Through Thick and Thin

frank rosaly’s bootstrap @ the whistler, 26 June 2012.

Frank Rosaly’s Bootstrap.

The pleasures of improvisatory jazz often come in slow-building moments. Such was the case during the first set of drummer Frank Rosaly‘s show with his band Bootstrap at the Whistler’s Relax Attack Jazz Series. Concluding a weekly residency for the month of June, the band skittered around the edge of interesting sounds for a time. Then something began to build. At a steady, dirge-like tempo, piano/synthesizer player Jim Baker started assembling dreamy cumulus clouds of cluster chords in various shapes. Their scale was large, implacable, geospatial, epic: a huge sky— wide open. But within this uncluttered atmosphere, the other musicians—Rosaly, saxophonist Mars Williams, bassist Nathan McBride—darted, dove, whirled, circled, and recircled, creating a frenetic, busy, almost chaotic interaction of sounds. Taken all together, it was a remarkable and surprising mix, at once airy and dense, active and still, full of tension and at repose.

Rosaly describes the group as a way to explore his Puerto Rican roots, particularly his recent studies of bomba and plena music.
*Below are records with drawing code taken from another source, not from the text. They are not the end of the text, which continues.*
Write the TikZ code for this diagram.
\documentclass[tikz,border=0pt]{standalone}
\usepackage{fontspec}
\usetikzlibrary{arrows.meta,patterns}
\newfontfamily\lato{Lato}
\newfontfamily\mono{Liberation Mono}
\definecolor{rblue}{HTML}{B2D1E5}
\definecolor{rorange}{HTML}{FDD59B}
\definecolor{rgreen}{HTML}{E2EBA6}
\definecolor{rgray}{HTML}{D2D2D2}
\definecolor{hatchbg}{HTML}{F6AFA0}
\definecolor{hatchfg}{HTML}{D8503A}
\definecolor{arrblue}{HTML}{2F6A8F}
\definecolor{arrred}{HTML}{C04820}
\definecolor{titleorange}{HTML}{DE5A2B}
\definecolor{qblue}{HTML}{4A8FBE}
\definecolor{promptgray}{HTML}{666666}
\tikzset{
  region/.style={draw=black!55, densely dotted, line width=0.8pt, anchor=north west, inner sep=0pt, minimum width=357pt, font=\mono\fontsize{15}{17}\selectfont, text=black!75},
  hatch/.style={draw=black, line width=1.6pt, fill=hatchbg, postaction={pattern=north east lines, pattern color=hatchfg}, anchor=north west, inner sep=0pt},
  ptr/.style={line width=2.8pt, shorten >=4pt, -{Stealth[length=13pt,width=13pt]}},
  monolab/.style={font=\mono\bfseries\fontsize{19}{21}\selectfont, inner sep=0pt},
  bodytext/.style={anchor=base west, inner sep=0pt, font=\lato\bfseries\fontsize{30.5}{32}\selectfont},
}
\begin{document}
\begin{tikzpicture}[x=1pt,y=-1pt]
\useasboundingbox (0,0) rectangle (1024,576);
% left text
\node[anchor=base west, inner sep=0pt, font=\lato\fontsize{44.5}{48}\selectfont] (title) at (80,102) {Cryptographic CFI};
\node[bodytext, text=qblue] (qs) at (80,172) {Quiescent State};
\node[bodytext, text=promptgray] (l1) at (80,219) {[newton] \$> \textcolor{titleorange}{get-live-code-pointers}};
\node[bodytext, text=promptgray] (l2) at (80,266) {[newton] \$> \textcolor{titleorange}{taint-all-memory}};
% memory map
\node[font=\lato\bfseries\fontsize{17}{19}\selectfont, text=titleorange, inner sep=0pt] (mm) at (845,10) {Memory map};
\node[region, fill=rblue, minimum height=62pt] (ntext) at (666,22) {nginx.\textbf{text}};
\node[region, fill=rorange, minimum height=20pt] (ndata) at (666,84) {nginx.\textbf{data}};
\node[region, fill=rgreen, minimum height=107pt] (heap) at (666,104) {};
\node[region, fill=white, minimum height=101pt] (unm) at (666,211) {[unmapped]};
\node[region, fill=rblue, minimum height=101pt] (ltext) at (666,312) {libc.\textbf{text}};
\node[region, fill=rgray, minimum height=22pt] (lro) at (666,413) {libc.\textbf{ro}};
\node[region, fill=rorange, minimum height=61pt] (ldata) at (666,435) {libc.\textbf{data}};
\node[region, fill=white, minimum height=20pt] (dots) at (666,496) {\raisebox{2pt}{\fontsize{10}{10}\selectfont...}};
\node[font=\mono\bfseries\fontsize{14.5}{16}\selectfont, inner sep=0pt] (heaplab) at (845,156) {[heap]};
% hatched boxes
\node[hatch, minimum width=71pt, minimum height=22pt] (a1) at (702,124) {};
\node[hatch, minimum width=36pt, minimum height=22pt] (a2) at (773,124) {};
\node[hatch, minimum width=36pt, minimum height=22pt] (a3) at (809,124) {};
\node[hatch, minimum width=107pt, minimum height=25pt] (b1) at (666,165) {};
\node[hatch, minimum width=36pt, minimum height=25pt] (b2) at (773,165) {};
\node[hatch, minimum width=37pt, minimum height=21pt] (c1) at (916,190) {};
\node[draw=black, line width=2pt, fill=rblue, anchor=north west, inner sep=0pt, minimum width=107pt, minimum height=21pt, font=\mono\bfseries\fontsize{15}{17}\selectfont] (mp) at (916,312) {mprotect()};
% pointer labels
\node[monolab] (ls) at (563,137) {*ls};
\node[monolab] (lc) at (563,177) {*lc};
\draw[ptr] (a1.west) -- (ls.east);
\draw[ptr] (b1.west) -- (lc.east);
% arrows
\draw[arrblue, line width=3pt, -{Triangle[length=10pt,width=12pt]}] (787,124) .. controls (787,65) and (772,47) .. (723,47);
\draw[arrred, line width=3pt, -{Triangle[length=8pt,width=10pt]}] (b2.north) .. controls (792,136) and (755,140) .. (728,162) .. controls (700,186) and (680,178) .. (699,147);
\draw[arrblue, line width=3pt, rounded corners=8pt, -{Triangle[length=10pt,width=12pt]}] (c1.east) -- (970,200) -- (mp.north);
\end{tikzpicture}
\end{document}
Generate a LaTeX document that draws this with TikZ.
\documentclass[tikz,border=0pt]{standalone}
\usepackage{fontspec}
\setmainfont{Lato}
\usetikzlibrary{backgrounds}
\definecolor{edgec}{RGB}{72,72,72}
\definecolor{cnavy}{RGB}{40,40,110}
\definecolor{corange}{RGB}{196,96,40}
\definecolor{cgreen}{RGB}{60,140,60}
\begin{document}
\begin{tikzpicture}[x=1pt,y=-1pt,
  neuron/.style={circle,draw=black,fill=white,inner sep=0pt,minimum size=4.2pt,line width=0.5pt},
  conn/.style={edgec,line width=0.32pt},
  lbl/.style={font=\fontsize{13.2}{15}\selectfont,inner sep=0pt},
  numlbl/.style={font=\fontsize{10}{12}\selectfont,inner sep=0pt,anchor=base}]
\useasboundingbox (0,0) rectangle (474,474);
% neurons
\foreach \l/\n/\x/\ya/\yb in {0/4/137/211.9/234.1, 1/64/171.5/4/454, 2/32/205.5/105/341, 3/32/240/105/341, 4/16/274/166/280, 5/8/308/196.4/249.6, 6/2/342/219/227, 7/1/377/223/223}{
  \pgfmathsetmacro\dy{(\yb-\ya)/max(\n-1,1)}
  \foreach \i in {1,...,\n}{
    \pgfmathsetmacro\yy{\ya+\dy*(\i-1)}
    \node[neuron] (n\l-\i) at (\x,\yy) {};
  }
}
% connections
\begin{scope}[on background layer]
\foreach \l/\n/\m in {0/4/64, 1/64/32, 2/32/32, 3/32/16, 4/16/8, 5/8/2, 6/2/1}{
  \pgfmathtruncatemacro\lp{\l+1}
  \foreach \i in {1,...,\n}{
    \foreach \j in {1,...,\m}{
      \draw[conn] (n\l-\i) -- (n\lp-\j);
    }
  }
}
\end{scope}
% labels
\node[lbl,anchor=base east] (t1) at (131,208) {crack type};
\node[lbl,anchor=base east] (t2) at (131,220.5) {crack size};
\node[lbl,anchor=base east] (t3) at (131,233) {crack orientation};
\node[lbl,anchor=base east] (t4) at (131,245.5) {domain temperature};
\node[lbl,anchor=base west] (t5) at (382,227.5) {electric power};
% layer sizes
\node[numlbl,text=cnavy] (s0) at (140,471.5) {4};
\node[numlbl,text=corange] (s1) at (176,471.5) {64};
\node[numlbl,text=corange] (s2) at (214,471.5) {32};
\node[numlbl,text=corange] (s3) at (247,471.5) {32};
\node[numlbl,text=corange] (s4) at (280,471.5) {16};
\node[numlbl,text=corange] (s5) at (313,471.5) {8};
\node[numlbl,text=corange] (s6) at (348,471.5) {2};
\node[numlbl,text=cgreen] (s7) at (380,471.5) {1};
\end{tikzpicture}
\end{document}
What was fascinating about the first set at the Whistler was that Bootstrap had captured bomba and plena’s combinations of, on the one hand, velocity and complexity, and, on the other, a kind of suspended grace. Only it was as if this percussion-driven rhythmic magic trick had been transposed to the harmonic plane, abstracted and etherealized but no less powerful for the shift. “How are they doing this?” one thought as it happened, pulled in to the song and flung out of it into a sense of music as a high wire act most daring when most at ease. Relax attack indeed.